--- YOUR GOAL ---
Extract only the first line of the listing and every line after it up to and including the one with "(8,\y) -- (1095,\y);". Omit the pictures.

☆ ☆ ☆ ☆

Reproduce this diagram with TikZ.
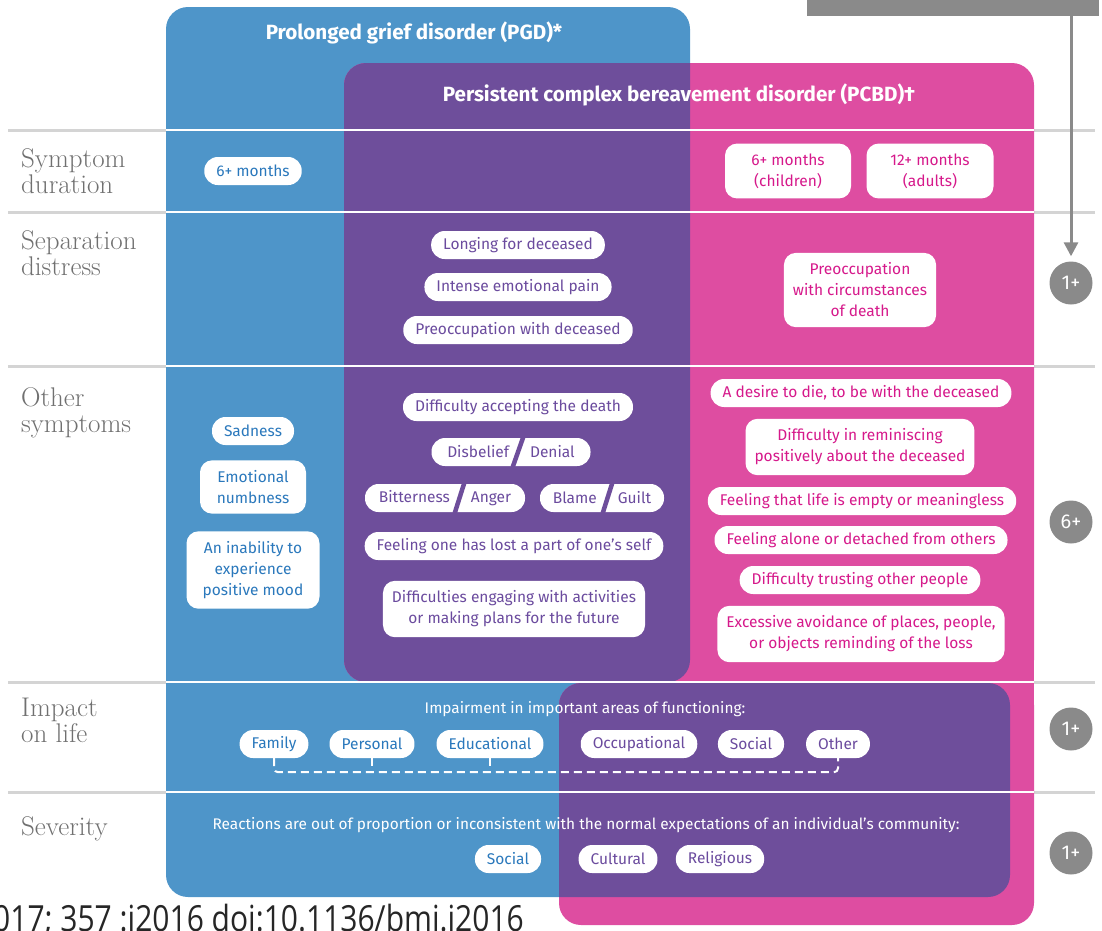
\documentclass[tikz,border=0pt]{standalone}
\usepackage{fontspec}
\usepackage{tikz}
\usetikzlibrary{arrows.meta}
\newfontfamily\firasans{Fira Sans}
\newfontfamily\opensans{Open Sans}
\definecolor{pgdblue}{HTML}{4E95C9}
\definecolor{pcbdpink}{HTML}{DE4DA1}
\definecolor{bothpurple}{HTML}{6E4E9B}
\definecolor{bluetext}{HTML}{2A78BC}
\definecolor{pinktext}{HTML}{D6198B}
\definecolor{purpletext}{HTML}{6B4B9E}
\definecolor{labelgray}{HTML}{707070}
\definecolor{countgray}{HTML}{8A8A8A}
\definecolor{rulegray}{HTML}{D4D4D4}

\begin{document}
\begin{tikzpicture}[x=1pt, y=-1pt,
        pill/.style={fill=white, rounded corners=13.5pt, minimum height=28pt, inner xsep=12pt, inner ysep=3pt, font=\firasans\fontsize{15.5}{21}\selectfont},
        pillbox/.style={fill=white, rounded corners=12pt, inner xsep=9pt, inner ysep=10pt, align=center, font=\firasans\fontsize{15.5}{21}\selectfont},
        onpgd/.style={text=bluetext},
        onboth/.style={text=purpletext},
        onpcbd/.style={text=pinktext},
        rowlabel/.style={anchor=north west, inner sep=0pt, align=left, text=labelgray, font=\fontsize{27}{26}\selectfont},
        count/.style={circle, fill=countgray, text=white, minimum size=43pt, inner sep=0pt, font=\firasans\fontsize{20}{20}\selectfont},
        heading/.style={text=white, font=\firasans\bfseries\fontsize{20.6}{24}\selectfont},
        note/.style={text=white, font=\firasans\fontsize{15.4}{18}\selectfont},
        slash/.style={draw=bothpurple, line width=4.5pt, shorten <=-1pt, shorten >=-1pt},
        bracket/.style={draw=white, line width=2pt, dash pattern=on 8pt off 5pt, rounded corners=4pt},
        rule/.style={draw=rulegray, line width=3pt},
        whiterule/.style={draw=white, line width=2.5pt}]
        \useasboundingbox (0,0) rectangle (1102,930);

        % Row rules
        \foreach \y in {130,212,366,682,792}
            \draw[rule] (8,\y) -- (1095,\y);

        % PGD and PCBD fields, upper part
        \fill[pgdblue, rounded corners=22pt] (166,7) rectangle (690,682);
        \fill[pgdblue] (166,640) rectangle (200,682);
        \fill[pcbdpink, rounded corners=22pt] (344,63) rectangle (1034,682);
        \fill[pcbdpink] (1000,640) rectangle (1034,682);
        \begin{scope}
            \clip[rounded corners=22pt] (166,7) rectangle (690,682);
            \fill[bothpurple, rounded corners=22pt] (344,63) rectangle (1034,682);
        \end{scope}

        % PGD and PCBD fields, lower part
        \fill[pgdblue, rounded corners=22pt] (166,683) rectangle (1010,897);
        \fill[pgdblue] (166,683) rectangle (200,720);
        \fill[pcbdpink, rounded corners=22pt] (559,683) rectangle (1034,925);
        \fill[pcbdpink] (1000,683) rectangle (1034,720);
        \begin{scope}
            \clip[rounded corners=22pt] (166,683) rectangle (1010,897);
            \fill[bothpurple, rounded corners=22pt] (559,683) rectangle (1034,925);
        \end{scope}

        \foreach \y in {130,212,366,682,792}
            \draw[whiterule] (166,\y) -- (1034,\y);

        % Headings
        \node[heading] (pgd) at (414,33) {Prolonged grief disorder (PGD)*};
        \node[heading] (pcbd) at (679,95) {Persistent complex bereavement disorder (PCBD)†};

        % Row labels
        \node[rowlabel] (duration) at (21,148) {Symptom\\duration};
        \node[rowlabel] (separation) at (21,230) {Separation\\distress};
        \node[rowlabel] (other) at (21,387) {Other\\symptoms};
        \node[rowlabel] (impact) at (21,698) {Impact\\on life};
        \node[rowlabel] (severity) at (21,816) {Severity};

        % Symptom duration
        \node[pill, onpgd] (pgdmonths) at (253,171) {6+ months};
        \node[pillbox, onpcbd, minimum width=126pt] (childmonths) at (788,171) {6+ months\\(children)};
        \node[pillbox, onpcbd, minimum width=127pt] (adultmonths) at (930,171) {12+ months\\(adults)};

        % Separation distress
        \node[pill, onboth] (longing) at (518,245) {Longing for deceased};
        \node[pill, onboth] (pain) at (518,287) {Intense emotional pain};
        \node[pill, onboth] (preoccdeceased) at (518,330) {Preoccupation with deceased};
        \node[pillbox, onpcbd] (preocccirc) at (860,290) {Preoccupation\\with circumstances\\of death};

        % Other symptoms
        \node[pill, onpgd] (sadness) at (253,431) {Sadness};
        \node[pillbox, onpgd, minimum width=106pt] (numbness) at (253,487) {Emotional\\numbness};
        \node[pillbox, onpgd, minimum width=133pt] (inability) at (253,570) {An inability to\\experience\\positive mood};

        \node[pill, onboth] (accepting) at (518,407) {Difficulty accepting the death};
        \node[pill, onboth, minimum width=159pt] (disbelief) at (511,452) {Disbelief\hspace{21pt}Denial};
        \draw[slash] ([xshift=2pt]disbelief.south) -- ([xshift=12pt]disbelief.north);
        \node[pill, onboth, minimum width=160pt] (bitterness) at (445,498) {Bitterness\hspace{21pt}Anger};
        \draw[slash] ([xshift=10pt]bitterness.south) -- ([xshift=19pt]bitterness.north);
        \node[pill, onboth, minimum width=124pt] (blame) at (602,498) {Blame\hspace{21pt}Guilt};
        \draw[slash] ([xshift=1pt]blame.south) -- ([xshift=10pt]blame.north);
        \node[pill, onboth] (lostself) at (514,546) {Feeling one has lost a part of one’s self};
        \node[pillbox, onboth] (engaging) at (514,609) {Difficulties engaging with activities\\or making plans for the future};

        \node[pill, onpcbd] (desire) at (861,393) {A desire to die, to be with the deceased};
        \node[pillbox, onpcbd] (reminiscing) at (860,447) {Difficulty in reminiscing\\positively about the deceased};
        \node[pill, onpcbd] (empty) at (862,501) {Feeling that life is empty or meaningless};
        \node[pill, onpcbd] (alone) at (861,540) {Feeling alone or detached from others};
        \node[pill, onpcbd] (trusting) at (860,580) {Difficulty trusting other people};
        \node[pillbox, onpcbd] (avoidance) at (861,634) {Excessive avoidance of places, people,\\or objects reminding of the loss};

        % Impact on life
        \node[note] (impairment) at (585,709) {Impairment in important areas of functioning:};
        \node[pill, onpgd] (family) at (274,744) {Family};
        \node[pill, onpgd] (personal) at (372,744) {Personal};
        \node[pill, onpgd] (educational) at (490,744) {Educational};
        \node[pill, onboth] (occupational) at (639,744) {Occupational};
        \node[pill, onboth] (social) at (751,744) {Social};
        \node[pill, onboth] (othr) at (838,744) {Other};
        \draw[bracket] (family.south) -- ++(0,14) -| (othr.south);
        \draw[bracket] (personal.south) -- ++(0,14);
        \draw[bracket] (educational.south) -- ++(0,14);

        % Severity
        \node[note] (reactions) at (586,825) {Reactions are out of proportion or inconsistent with the normal expectations of an individual’s community:};
        \node[pill, onpgd] (socialsev) at (508,859) {Social};
        \node[pill, onboth] (cultural) at (618,859) {Cultural};
        \node[pill, onboth] (religious) at (720,859) {Religious};

        % Counts
        \node[fill=countgray, minimum width=292pt, minimum height=16pt, inner sep=0pt, anchor=north west] (bar) at (807,0) {};
        \node[count] (sepcount) at (1071,283) {1+};
        \node[count] (othercount) at (1071,522) {6+};
        \node[count] (impactcount) at (1071,729) {1+};
        \node[count] (sevcount) at (1071,853) {1+};
        \draw[countgray, line width=3pt, -{Triangle[length=14pt, width=14pt]}, shorten >=5pt] (bar.south -| sepcount) -- (sepcount.north);

        % Source line
        \node[anchor=base west, inner sep=0pt, text=black!85, font=\opensans\fontsize{30}{30}\selectfont] (source) at (-7,931) {\scalebox{1}[1.2]{017; 357 :j2016 doi:10.1136/bmj.j2016}};
    \end{tikzpicture}
\end{document}
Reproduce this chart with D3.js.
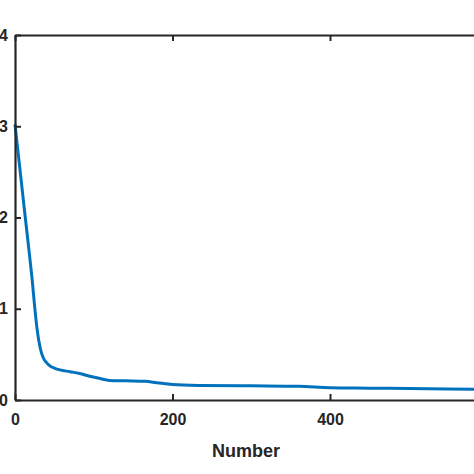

☆ ☆ ☆ ☆

--- EXERCISE RESPONSE ---
Reproduce this diagram with TikZ.
\documentclass[tikz,border=0pt]{standalone}
\usepackage{fontspec}
\usepackage{tikz}
\usetikzlibrary{arrows.meta}
\newfontfamily\firasans{Fira Sans}
\newfontfamily\opensans{Open Sans}
\definecolor{pgdblue}{HTML}{4E95C9}
\definecolor{pcbdpink}{HTML}{DE4DA1}
\definecolor{bothpurple}{HTML}{6E4E9B}
\definecolor{bluetext}{HTML}{2A78BC}
\definecolor{pinktext}{HTML}{D6198B}
\definecolor{purpletext}{HTML}{6B4B9E}
\definecolor{labelgray}{HTML}{707070}
\definecolor{countgray}{HTML}{8A8A8A}
\definecolor{rulegray}{HTML}{D4D4D4}

\begin{document}
\begin{tikzpicture}[x=1pt, y=-1pt,
        pill/.style={fill=white, rounded corners=13.5pt, minimum height=28pt, inner xsep=12pt, inner ysep=3pt, font=\firasans\fontsize{15.5}{21}\selectfont},
        pillbox/.style={fill=white, rounded corners=12pt, inner xsep=9pt, inner ysep=10pt, align=center, font=\firasans\fontsize{15.5}{21}\selectfont},
        onpgd/.style={text=bluetext},
        onboth/.style={text=purpletext},
        onpcbd/.style={text=pinktext},
        rowlabel/.style={anchor=north west, inner sep=0pt, align=left, text=labelgray, font=\fontsize{27}{26}\selectfont},
        count/.style={circle, fill=countgray, text=white, minimum size=43pt, inner sep=0pt, font=\firasans\fontsize{20}{20}\selectfont},
        heading/.style={text=white, font=\firasans\bfseries\fontsize{20.6}{24}\selectfont},
        note/.style={text=white, font=\firasans\fontsize{15.4}{18}\selectfont},
        slash/.style={draw=bothpurple, line width=4.5pt, shorten <=-1pt, shorten >=-1pt},
        bracket/.style={draw=white, line width=2pt, dash pattern=on 8pt off 5pt, rounded corners=4pt},
        rule/.style={draw=rulegray, line width=3pt},
        whiterule/.style={draw=white, line width=2.5pt}]
        \useasboundingbox (0,0) rectangle (1102,930);

        % Row rules
        \foreach \y in {130,212,366,682,792}
            \draw[rule] (8,\y) -- (1095,\y);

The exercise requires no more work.